🤖 AI Summary
This work addresses the limitations of classical maximum likelihood estimation (MLE), whose asymptotic normality guarantees only distributional convergence without characterizing tail behavior, moment convergence, or information-theoretic rates. Under standard regularity conditions and a strengthened assumption on the score function, the paper establishes—for the first time—an explicit sub-Gaussian concentration inequality for the normalized MLE error and a central limit theorem in relative entropy. The analysis integrates exponential consistency bounds, high-order moment estimates, control of density derivatives, and information-theoretic tools.

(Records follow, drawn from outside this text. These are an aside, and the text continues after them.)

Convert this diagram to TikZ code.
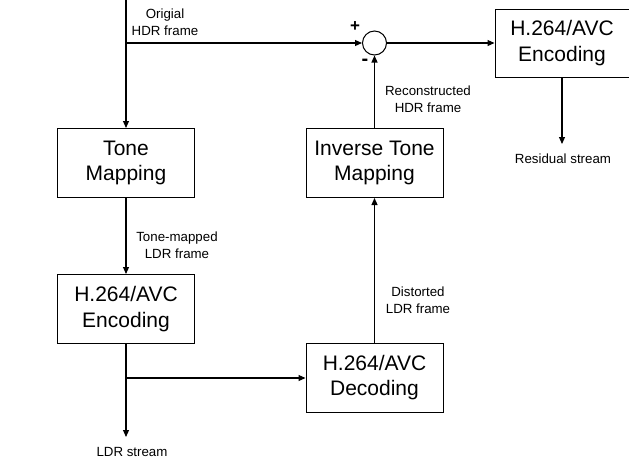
\documentclass[tikz,border=0pt]{standalone}
\usepackage{fontspec}
\setmainfont{Liberation Sans}
\usepackage{tikz}
\usetikzlibrary{arrows.meta, calc}

\begin{document}
\begin{tikzpicture}[
    x=1pt, y=-1pt,
    bloco/.style={draw, line width=1pt, minimum width=137pt, minimum height=69pt,
                  align=center, inner sep=0pt, font=\fontsize{21}{25.5}\selectfont},
    rotulo/.style={align=center, inner sep=0pt, font=\fontsize{13.3}{17}\selectfont},
    seta/.style={-{Triangle[length=7pt, width=6pt]}, line width=1.1pt}
]
    \useasboundingbox (0,0) rectangle (629,458);

    \node[bloco] (tone) at (126,163) {Tone\\Mapping};
    \node[bloco] (enc) at (126,309) {H.264/AVC\\Encoding};
    \node[bloco] (dec) at (374.5,377.5) {H.264/AVC\\Decoding};
    \node[bloco] (itm) at (374.5,163) {Inverse Tone\\Mapping};
    \node[bloco, minimum width=134pt, minimum height=68pt] (resenc) at (562,43) {H.264/AVC\\Encoding};
    \node[draw, circle, line width=1pt, minimum size=24pt, inner sep=0pt] (soma) at (374.5,43) {};

    \coordinate (entrada) at (126,0);
    \coordinate (ramo1) at (126,43);
    \coordinate (ramo2) at (126,378);
    \coordinate (ldrfim) at (126,437);
    \coordinate (resfim) at (562,144);

    \draw[seta] (entrada) -- (tone.north);
    \draw[seta] (ramo1) -- (soma.west);
    \draw[seta] (soma.east) -- (resenc.west);
    \draw[seta] (resenc.south) -- (resfim);
    \draw[seta] (tone.south) -- (enc.north);
    \draw[seta] (enc.south) -- (ldrfim);
    \draw[seta] (ramo2) -- (ramo2 -| dec.west);
    \draw[seta] (dec.north) -- (itm.south);
    \draw[seta] (itm.north) -- (soma.south);

    \node[rotulo] (l1) at (165,22) {Origial\\HDR frame};
    \node[rotulo] (l2) at (428,99) {Reconstructed\\HDR frame};
    \node[rotulo] (l3) at (177,245) {Tone-mapped\\LDR frame};
    \node[rotulo] (l4) at (418,300) {Distorted\\LDR frame};
    \node[rotulo] (l5) at (563,159) {Residual stream};
    \node[rotulo] (l6) at (132,452) {LDR stream};
    \node[font=\fontsize{17}{17}\selectfont\bfseries, inner sep=0pt] (mais) at (355,27) {+};
    \node[font=\fontsize{20}{20}\selectfont\bfseries, inner sep=0pt] (menos) at (365,62) {-};
\end{tikzpicture}
\end{document}
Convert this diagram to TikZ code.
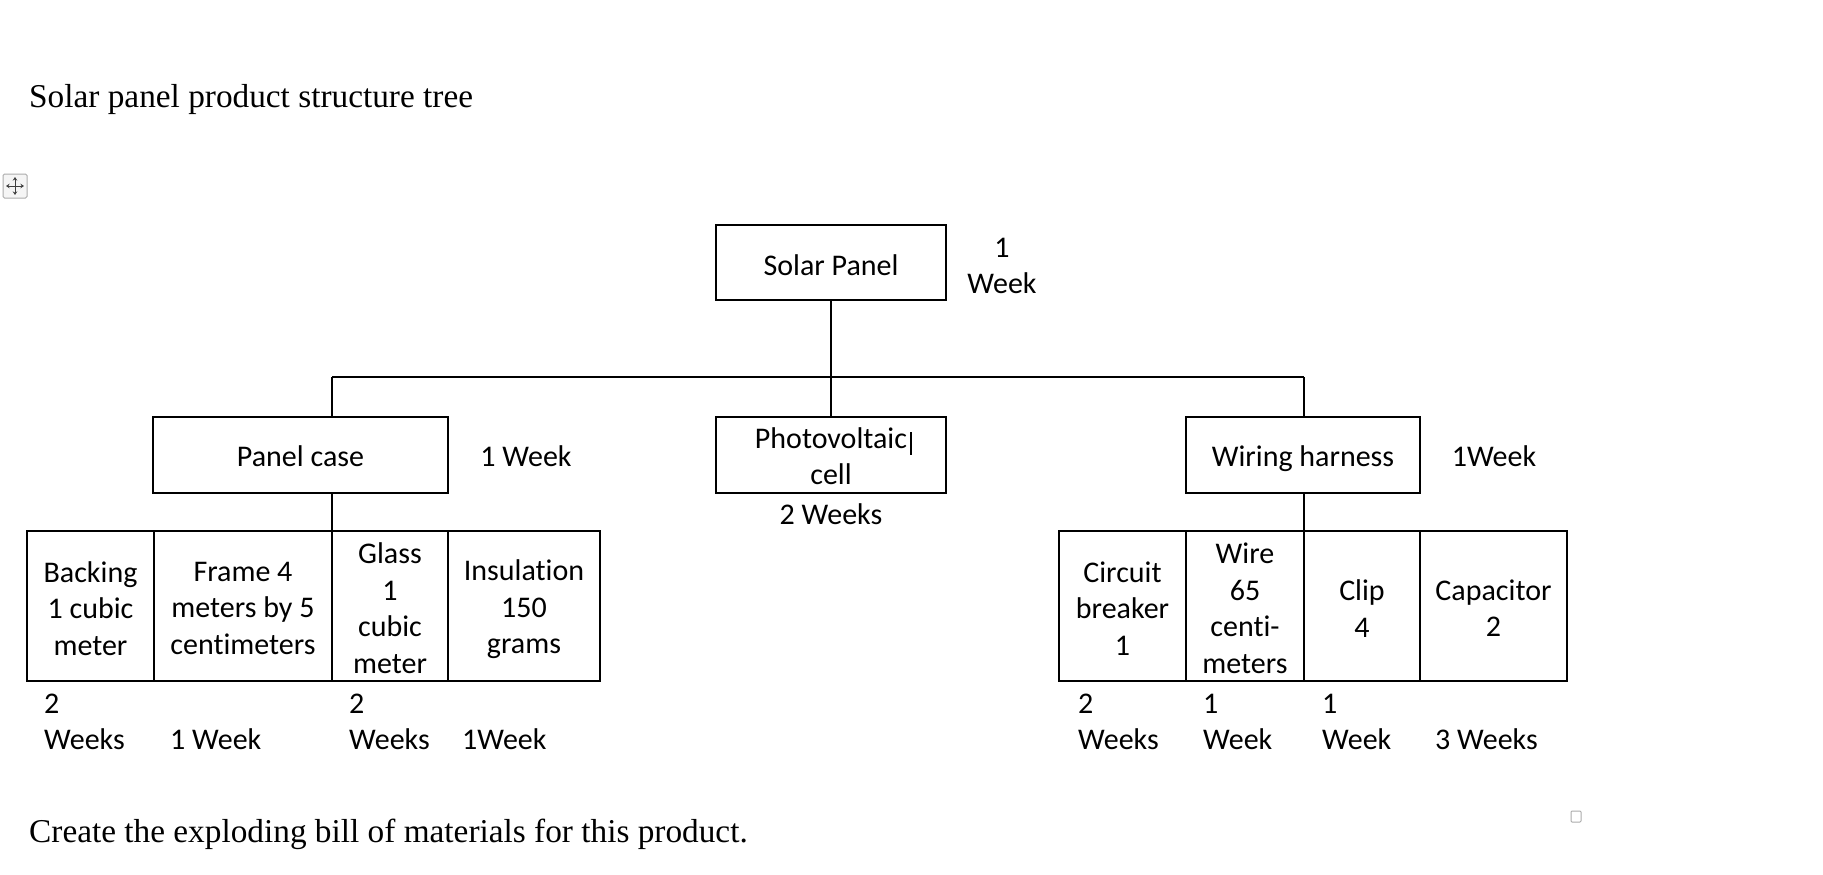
\documentclass[tikz,border=0pt]{standalone}
\usepackage{fontspec}
\setmainfont{Carlito}[Ligatures=NoCommon]
\newfontfamily\serifface{Liberation Serif}
\usetikzlibrary{arrows.meta}
\newcommand\cfont{\fontsize{30}{36.6}\selectfont}
\tikzset{
  frame/.style={draw, line width=1.6pt, inner sep=0pt, outer sep=0pt},
  btext/.style={inner sep=0pt, align=center, font=\cfont},
  lbl/.style={anchor=base west, inner sep=0pt, font=\cfont},
  clbl/.style={anchor=base, inner sep=0pt, font=\cfont},
  conn/.style={line width=1.6pt},
  doc/.style={anchor=base west, inner sep=0pt, font=\serifface\fontsize{33.3}{40}\selectfont},
  ui/.style={draw=gray!65, line width=1pt, rounded corners=1.5pt},
  mv/.style={line width=1pt, draw=black!75, -{Stealth[length=3.5pt,width=4.5pt]}}
}
\begin{document}
\begin{tikzpicture}[x=1pt, y=-1pt]
\useasboundingbox[fill=white] (0,0) rectangle (1823,875);

% document text
\node[doc] (title) at (29,107) {Solar panel product structure tree};
\node[doc] (task) at (29,842) {Create the exploding bill of materials for this product.};

% move handle and small square
\draw[ui, fill=gray!8] (3,174) rectangle (27,198);
\coordinate (mh) at (15,186);
\draw[mv] (mh) -- ++(0,-9);
\draw[mv] (mh) -- ++(0,9);
\draw[mv] (mh) -- ++(-9,0);
\draw[mv] (mh) -- ++(9,0);
\draw[ui, rounded corners=1pt] (1571,811) rectangle (1581,822);

% level 0
\node[frame, minimum width=230pt, minimum height=75pt] (sp) at (831,262.5) {};
\node[btext] (spx) at ([yshift=-2.3pt]sp.center) {Solar Panel};
\node[clbl] (spt1) at (1002,257) {1};
\node[clbl] (spt2) at (1002,293) {Week};

% level 1
\node[frame, minimum width=295pt, minimum height=76pt] (pc) at (300.5,455) {};
\node[btext] (pcx) at ([yshift=-1.2pt]pc.center) {Panel case};
\node[clbl] (pct) at (526,466) {1 Week};
\node[frame, minimum width=230pt, minimum height=76pt] (pv) at (831,455) {};
\node[btext] (pvx) at ([yshift=-1.2pt]pv.center) {Photovoltaic\\cell};
\draw[line width=1.2pt] (911,432) -- (911,455);
\node[clbl] (pvt) at (831,524) {2 Weeks};
\node[frame, minimum width=234pt, minimum height=76pt] (wh) at (1303,455) {};
\node[btext] (whx) at ([yshift=-3.5pt]wh.center) {Wiring harness};
\node[clbl] (wht) at (1494,466) {1Week};

% level 2 left
\node[frame, minimum width=127pt, minimum height=150pt] (bk) at (90.5,606) {};
\node[btext] (bkx) at ([yshift=-2.3pt]bk.center) {Backing\\1 cubic\\meter};
\node[frame, minimum width=178pt, minimum height=150pt] (fr) at (243,606) {};
\node[btext] (frx) at ([yshift=-2.3pt]fr.center) {Frame 4\\meters by 5\\centimeters};
\node[frame, minimum width=116pt, minimum height=150pt] (gl) at (390,606) {};
\node[btext] (glx) at ([yshift=-2.3pt]gl.center) {Glass\\1\\cubic\\meter};
\node[frame, minimum width=152pt, minimum height=150pt] (in) at (524,606) {};
\node[btext] (inx) at ([yshift=-3.5pt]in.center) {Insulation\\150\\grams};

% level 2 right
\node[frame, minimum width=127pt, minimum height=150pt] (cb) at (1122.5,606) {};
\node[btext] (cbx) at ([yshift=-2.3pt]cb.center) {Circuit\\breaker\\1};
\node[frame, minimum width=118pt, minimum height=150pt] (wi) at (1245,606) {};
\node[btext] (wix) at ([yshift=-2.3pt]wi.center) {Wire\\65\\centi-\\meters};
\node[frame, minimum width=116pt, minimum height=150pt] (cl) at (1362,606) {};
\node[btext] (clx) at ([yshift=-2.3pt]cl.center) {Clip\\4};
\node[frame, minimum width=147pt, minimum height=150pt] (ca) at (1493.5,606) {};
\node[btext] (cax) at ([yshift=-2.3pt]ca.center) {Capacitor\\2};

% lead times below level 2
\node[lbl] (bkt1) at (44,713) {2};
\node[lbl] (bkt2) at (44,749) {Weeks};
\node[lbl] (frt) at (170,749) {1 Week};
\node[lbl] (glt1) at (349,713) {2};
\node[lbl] (glt2) at (349,749) {Weeks};
\node[lbl] (int) at (462,749) {1Week};
\node[lbl] (cbt1) at (1078,713) {2};
\node[lbl] (cbt2) at (1078,749) {Weeks};
\node[lbl] (wit1) at (1203,713) {1};
\node[lbl] (wit2) at (1203,749) {Week};
\node[lbl] (clt1) at (1322,713) {1};
\node[lbl] (clt2) at (1322,749) {Week};
\node[lbl] (cat) at (1435,749) {3 Weeks};

% connectors
\coordinate (jl) at (332,377);
\coordinate (jr) at (1304,377);
\draw[conn] (sp.south) -- (pv.north);
\draw[conn] (jl) -- (jr);
\draw[conn] (jl) -- (jl |- pc.north);
\draw[conn] (jr) -- (jr |- wh.north);
\draw[conn] (jl |- pc.south) -- (gl.north west);
\draw[conn] (jr |- wh.south) -- (cl.north west);
\end{tikzpicture}
\end{document}
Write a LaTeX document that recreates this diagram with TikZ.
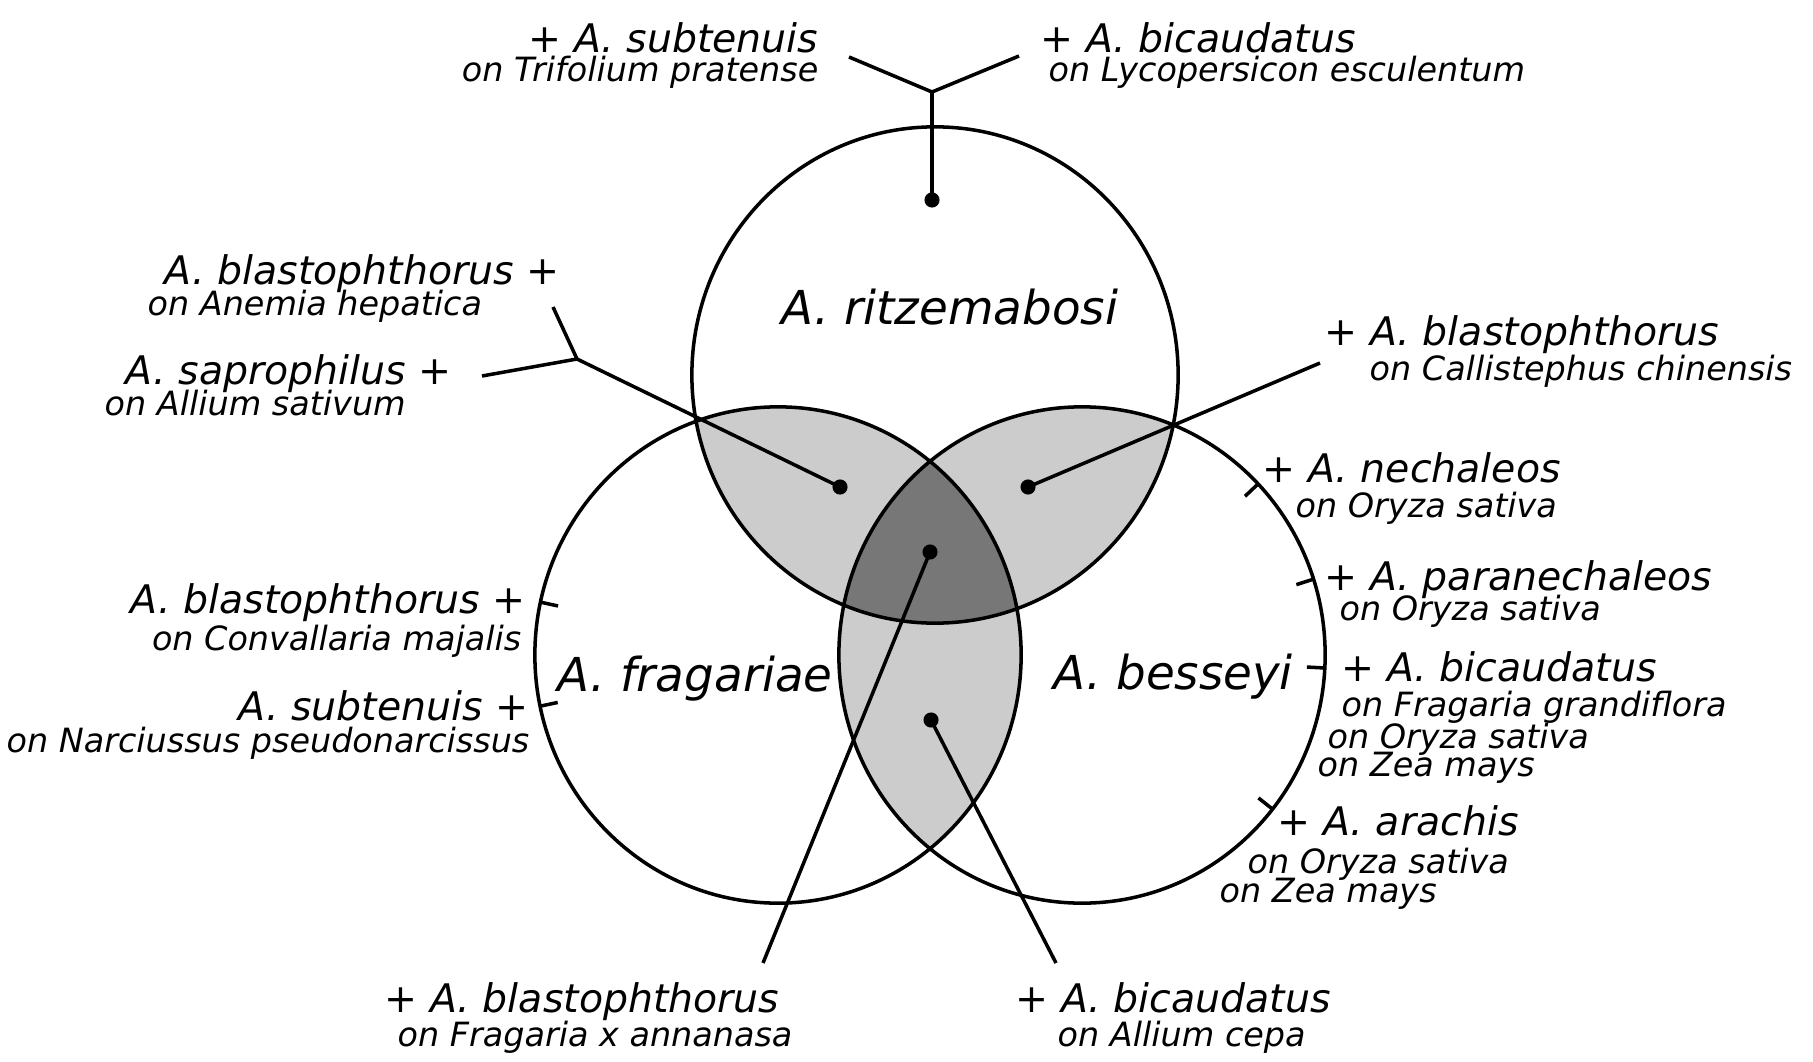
\documentclass[tikz,border=0pt]{standalone}
\usepackage{fontspec}
\setmainfont{DejaVu Sans}
\usetikzlibrary{calc}
\definecolor{lg}{RGB}{204,204,204}
\definecolor{dg}{RGB}{119,119,119}
\tikzset{wire/.style={line width=1pt},
 dot/.style={circle,fill,inner sep=0pt,minimum size=4.3pt},
 ell/.style={x radius=2.43cm,y radius=2.48cm},
 sp/.style={inner sep=0pt,font=\fontsize{11.2}{13}\selectfont\itshape},
 ho/.style={inner sep=0pt,font=\fontsize{9.5}{11}\selectfont\itshape},
 big/.style={inner sep=0pt,font=\fontsize{13.3}{16}\selectfont\itshape}}
\begin{document}
\begin{tikzpicture}[x=.01cm,y=-.01cm]
\useasboundingbox (0,0) rectangle (1813,1061);
\coordinate (T) at (935,375);\coordinate (L) at (778,655);\coordinate (R) at (1082,655);
\begin{scope}\clip (T) ellipse[ell];\fill[lg] (L) ellipse[ell] (R) ellipse[ell];\end{scope}
\begin{scope}\clip (L) ellipse[ell];\fill[lg] (R) ellipse[ell];\end{scope}
\begin{scope}\clip (T) ellipse[ell];\clip (L) ellipse[ell];\fill[dg] (R) ellipse[ell];\end{scope}
\draw[wire] (T) ellipse[ell] (L) ellipse[ell] (R) ellipse[ell];
\foreach \c/\a in {L/167.7,L/191.9,R/43.6,R/17.8,R/-3,R/-38.4}
 \draw[wire] ($(\c)+(\a:2.43cm and 2.48cm)$)--($(\c)+(\a:2.25cm and 2.30cm)$);
\node[dot] (dT) at (932,200) {};\node[dot] (dTL) at (840,487) {};
\node[dot] (dTR) at (1028,487) {};\node[dot] (dC) at (930,552) {};
\node[dot] (dLR) at (931,720) {};
\coordinate (ya) at (849,57);\coordinate (yb) at (1019,56);\coordinate (yc) at (932,92);
\draw[wire] (ya)--(yc)--(yb);\draw[wire] (yc)--(dT.center);
\coordinate (xa) at (553,307);\coordinate (xb) at (482,376);\coordinate (xc) at (577,359);
\draw[wire] (xa)--(xc)--(xb);\draw[wire] (xc)--(dTL.center);
\coordinate (ra) at (1320,363);\draw[wire] (ra)--(dTR.center);
\coordinate (ba) at (763,963);\draw[wire] (ba)--(dC.center);
\coordinate (bb) at (1056,963);\draw[wire] (bb)--(dLR.center);
\node[big,anchor=base west] (ritz) at (781,324) {A. ritzemabosi};
\node[big,anchor=base west] (frag) at (557,691) {A. fragariae};
\node[big,anchor=base west] (bess) at (1053,689) {A. besseyi};
\node[sp,anchor=base east] (subT) at (819,53) {+ A. subtenuis};
\node[ho,anchor=base east] (subTon) at (819,82) {on Trifolium pratense};
\node[sp,anchor=base west] (bicT) at (1040,53) {+ A. bicaudatus};
\node[ho,anchor=base west] (bicTon) at (1048,82) {on Lycopersicon esculentum};
\node[sp,anchor=base east] (blaA) at (560,285) {A. blastophthorus +};
\node[ho,anchor=base west] (blaAon) at (147,316) {on Anemia hepatica};
\node[sp,anchor=base east] (sap) at (452,384) {A. saprophilus +};
\node[ho,anchor=base west] (sapon) at (104,415) {on Allium sativum};
\node[sp,anchor=base west] (blaC) at (1324,345) {+ A. blastophthorus};
\node[ho,anchor=base west] (blaCon) at (1369,380) {on Callistephus chinensis};
\node[sp,anchor=base west] (nec) at (1262,482) {+ A. nechaleos};
\node[ho,anchor=base west] (necon) at (1295,517) {on Oryza sativa};
\node[sp,anchor=base west] (par) at (1324,590) {+ A. paranechaleos};
\node[ho,anchor=base west] (paron) at (1339,620) {on Oryza sativa};
\node[sp,anchor=base west] (bicB) at (1341,681) {+ A. bicaudatus};
\node[ho,anchor=base west] (bicBa) at (1341,716) {on Fragaria grandiflora};
\node[ho,anchor=base west] (bicBb) at (1327,748) {on Oryza sativa};
\node[ho,anchor=base west] (bicBc) at (1317,776) {on Zea mays};
\node[sp,anchor=base west] (ara) at (1277,835) {+ A. arachis};
\node[ho,anchor=base west] (araa) at (1247,873) {on Oryza sativa};
\node[ho,anchor=base west] (arab) at (1219,902) {on Zea mays};
\node[sp,anchor=base east] (blaV) at (526,613) {A. blastophthorus +};
\node[ho,anchor=base east] (blaVon) at (522,650) {on Convallaria majalis};
\node[sp,anchor=base east] (subN) at (529,720) {A. subtenuis +};
\node[ho,anchor=base east] (subNon) at (530,752) {on Narciussus pseudonarcissus};
\node[sp,anchor=base west] (blaF) at (384,1012) {+ A. blastophthorus};
\node[ho,anchor=base west] (blaFon) at (397,1046) {on Fragaria x annanasa};
\node[sp,anchor=base west] (bicA) at (1015,1012) {+ A. bicaudatus};
\node[ho,anchor=base west] (bicAon) at (1057,1046) {on Allium cepa};
\end{tikzpicture}
\end{document}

Notably, without requiring smoothness assumptions, it demonstrates that the normalized MLE exhibits sub-Gaussian tails, all moments converge to those of a Gaussian distribution, and, when either the Fisher information or the density derivatives are bounded, the estimator’s distribution converges to the Gaussian law in relative entropy.
📝 Abstract
It is well known that, under standard regularity conditions, the maximum likelihood estimator (MLE) satisfies a central limit theorem and converges in distribution to a Gaussian random variable as the sample size grows. This paper strengthens this classical result by developing several stronger forms of asymptotic normality for the normalized MLE. With additional assumptions on the score, we first establish sub-Gaussian tail bounds and convergence of all moments for the normalized estimation error. We then prove an entropic central limit theorem for a smoothed version of the estimator, showing convergence in relative entropy to the limiting Gaussian law. When the Fisher information of the normalized estimate is bounded, or its density has bounded first derivative, we further show that the smoothing can be removed, yielding entropic normality of the MLE itself. The proofs develop auxiliary tools that may be of independent interest, including exponential consistency bounds, high-moment estimates, and entropy-control arguments for the estimator.